Love his name. (I have sons named Patrick and John .

Hope you get to hold him soon.


----------



## The Fussy Puppy Gang (May 21, 2007)

:cheer2::baby::cheer2:Congratulations! What a handsome son and a beautiful grandson! That's a good, strong name - John Patrick Smith. Way to go Mom & Dad!


----------



## pjewel (Apr 11, 2007)

Lucile, he's gorgeous! As a matter of fact, both guys are gorgeous.


----------



## LuvCicero (Mar 31, 2008)

Lucile, he is adorable and looks so alert. That pic is much cuter than a puppy picture. I hope you are feeling better and get to hold him soon.


----------



## irnfit (Nov 21, 2006)

Congrats, Lucille, he's adorable. We love to see pictures of babies, and not just the furry kind.


----------



## Luciledodd (Sep 5, 2009)

Update: We are going to Nashville Friday through Sunday. My son has National Guard duty in Montgomery Ala. and she still can't drive or manage the 4 year old who came down with strep throat. So we get to help out and hopefully get a lot of "neck sugar" from the new baby. My husband also has guard duty in Nashville on Saturday. Both of my guys will be on duty on 9-11. How cool is that?

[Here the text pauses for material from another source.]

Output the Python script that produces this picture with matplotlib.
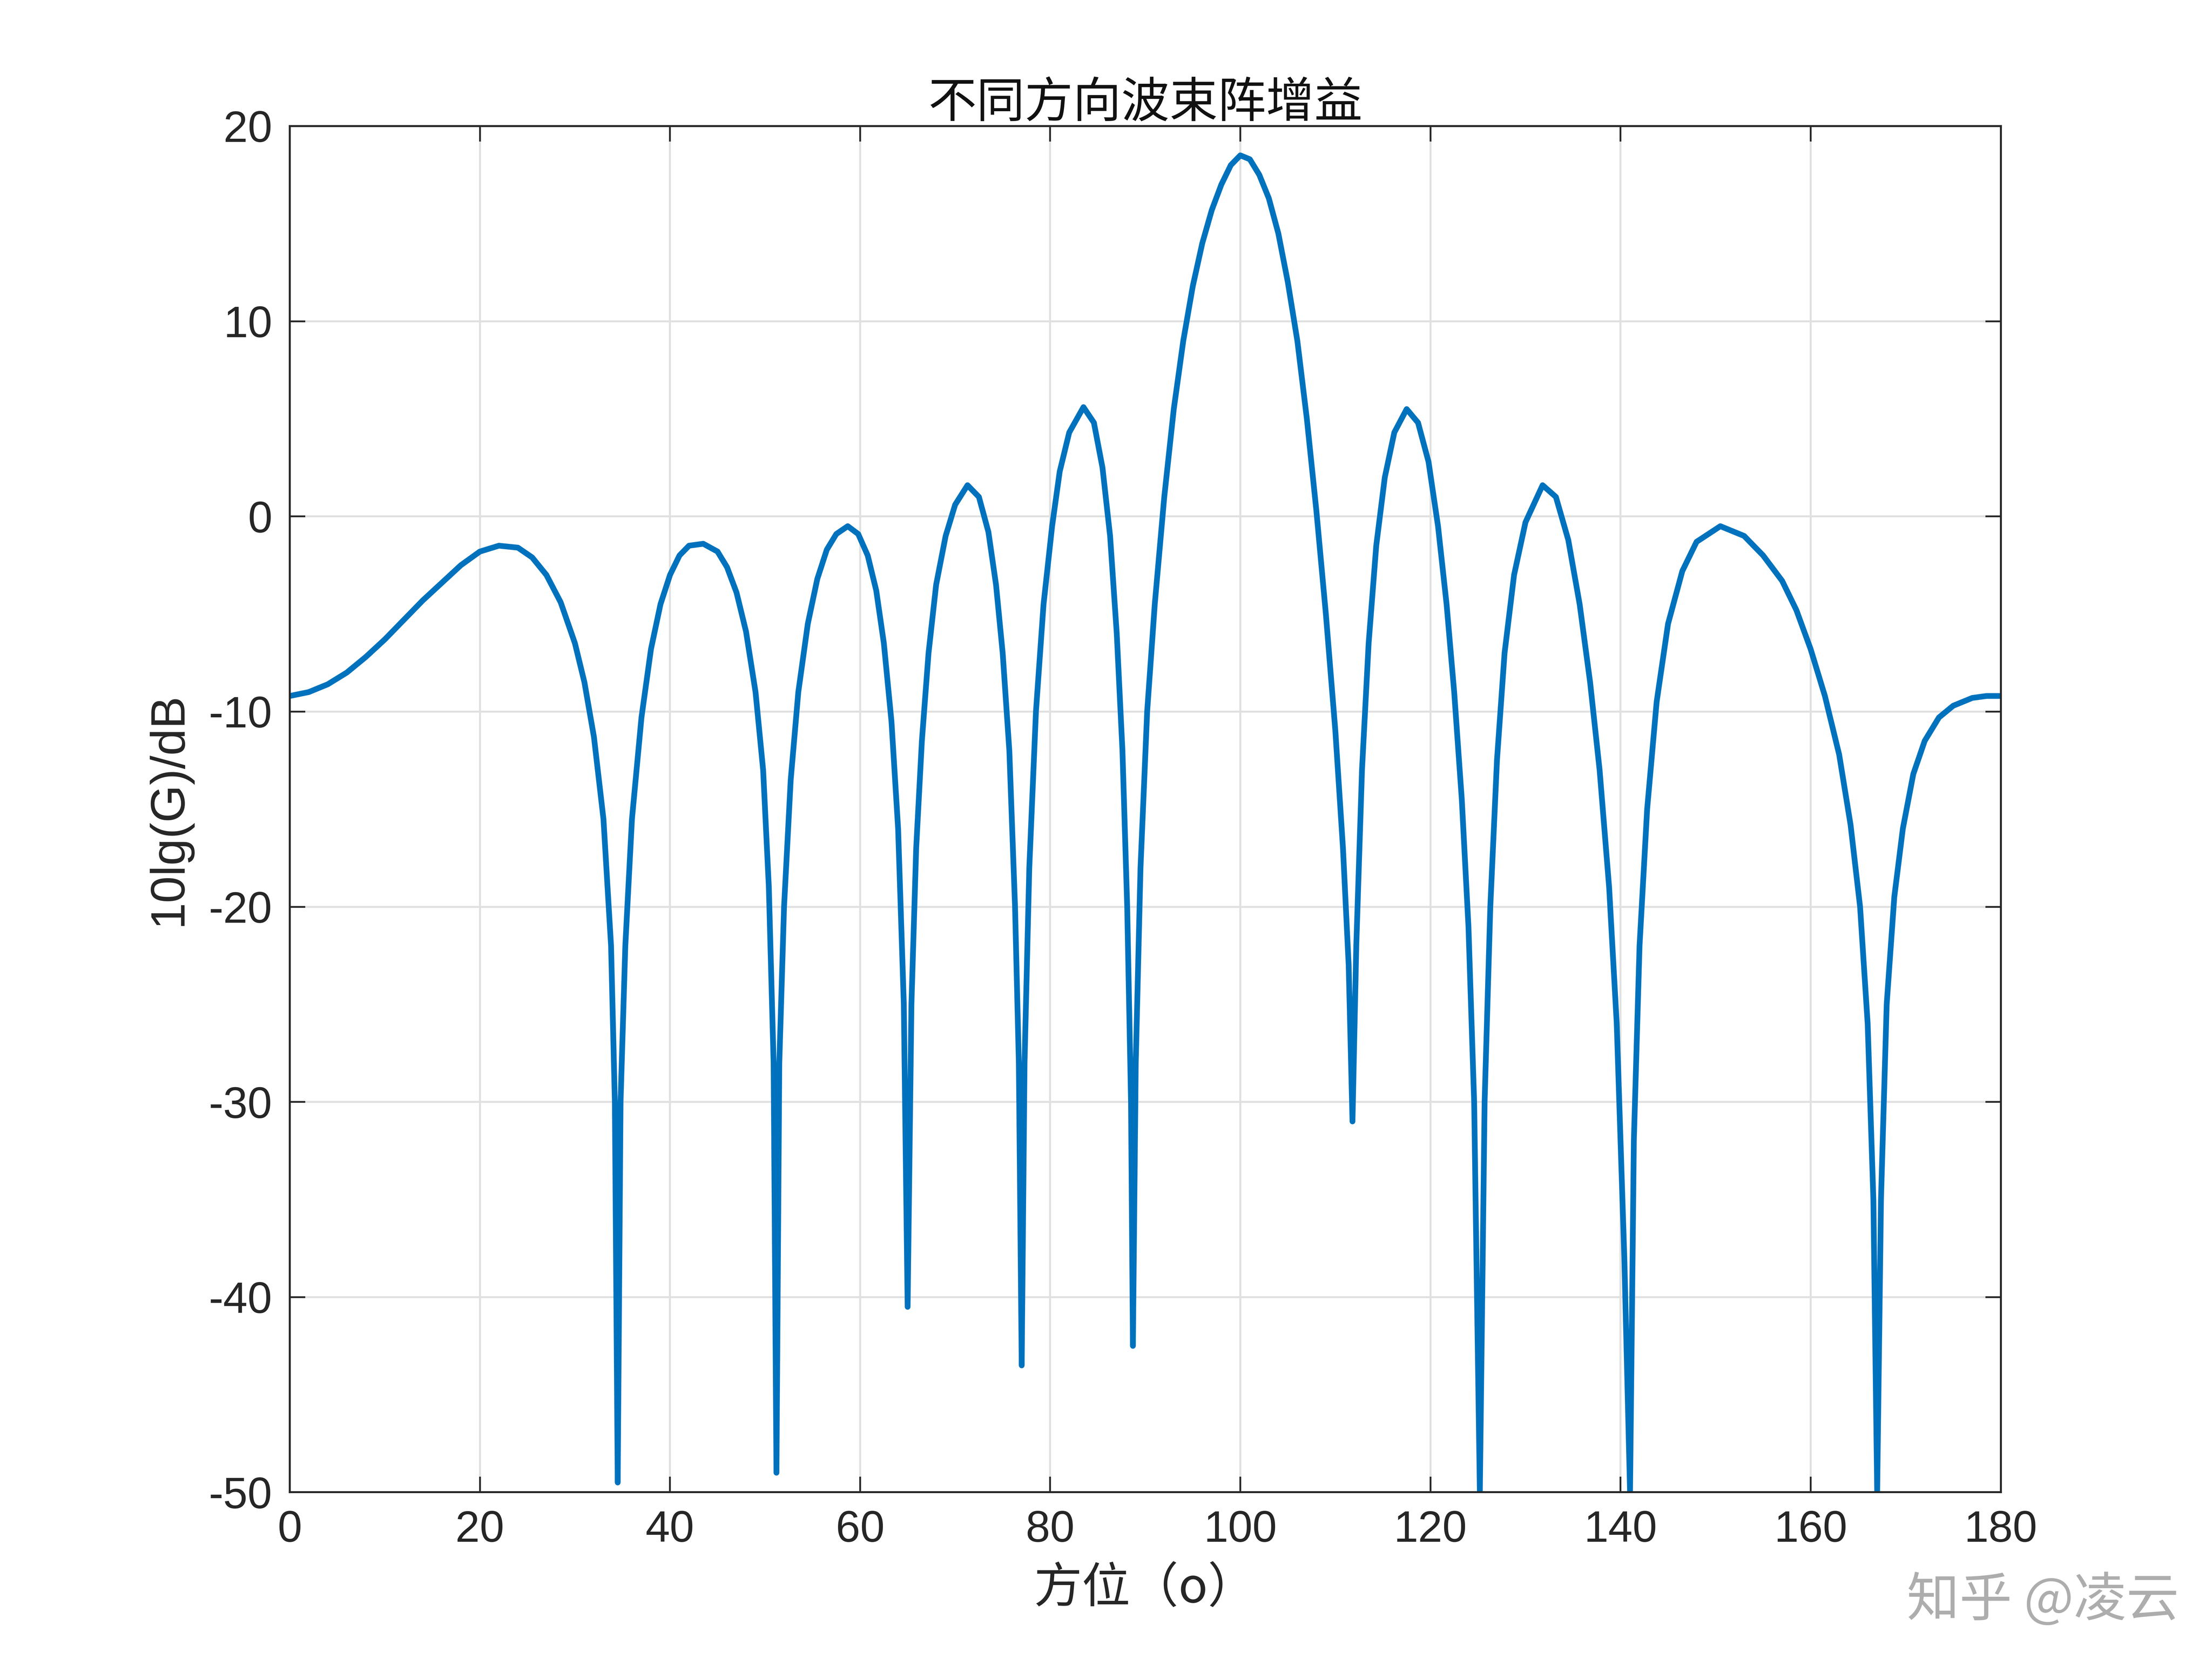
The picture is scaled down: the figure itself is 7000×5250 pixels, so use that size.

Rosie gets to ride again--thankfully I have enough drugs for the puking and poor Josie Wales has to go to the vets for boarding.


----------



## The Laughing Magpie (Aug 20, 2009)

Have a safe and fun trip!


----------



## Pixiesmom (Jul 31, 2008)

What a little pumpkin!


----------



## SMARTY (Apr 19, 2007)

Congratulations, eleven is a beautiful number and so is the grandson. Glad you are getting to go see him. 

Thank your Husband and Son for us for their service to our Country. We do appreciate all they do.


----------



## Lilly'sMom (Jan 28, 2010)

Congratulations, he is beautiful. It looks like he's smiling for the camera.


----------



## whimsy (Apr 3, 2010)

what a handsome pair that father and son! Congrats!!


----------